Big players such as Kohler and American Standard Brands of Piscataway, N.J., have since developed their own systems as they’ve seen that waterless urinals are not only viable but growing more popular.

“That’s what’s in demand right now: ways to save energy and money on utilities,” said Jose, the IBIS World analyst. “It’s definitely a competitive market. The barriers to entry have definitely decreased, which has allowed competition to increase.”

Jeff Mayerl, a senior product manager for Kohler, even claimed his company’s waterless system is superior to Falcon’s because it doesn’t use cartridges that have to be replaced. Instead, the company’s models have a permanent system that allows urine to pass through a liquid chemical sealant before flowing into the plumbing system.

“We think we’ve got a compelling product, and it is a growing portion of our business,” Mayerl said.

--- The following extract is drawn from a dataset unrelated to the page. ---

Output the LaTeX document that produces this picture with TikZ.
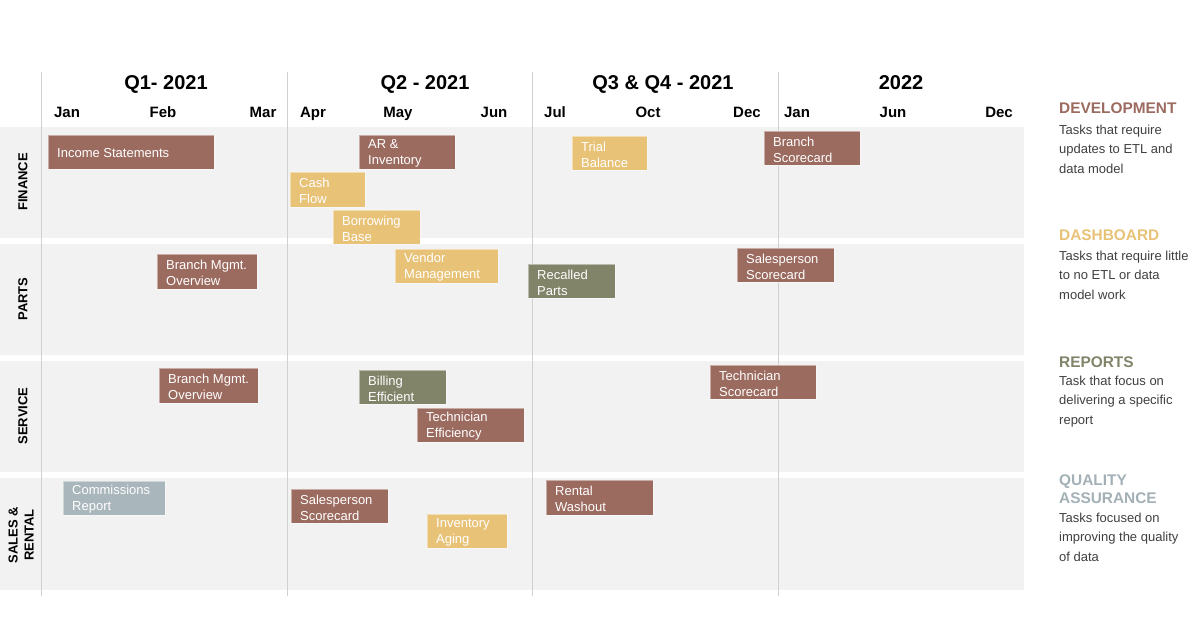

Despite increased competition, however, Korcinsky said Falcon expects that it will be able to continue dominating the waterless urinal market, both through its brands and with partners. Currently, the company claims to have installed about 375,000 of its urinals worldwide, giving it control of about 70 percent of the relatively small global market for waterless urinals. (There are an estimated 75 million urinals of all types worldwide.)

“Why would they reinvent the wheel when they could partner with an established firm like Falcon?” Korcinsky said of potential partners. “If they look and do the research on the water-free products, they’ll approach us and recognize us as the leaders in the field.”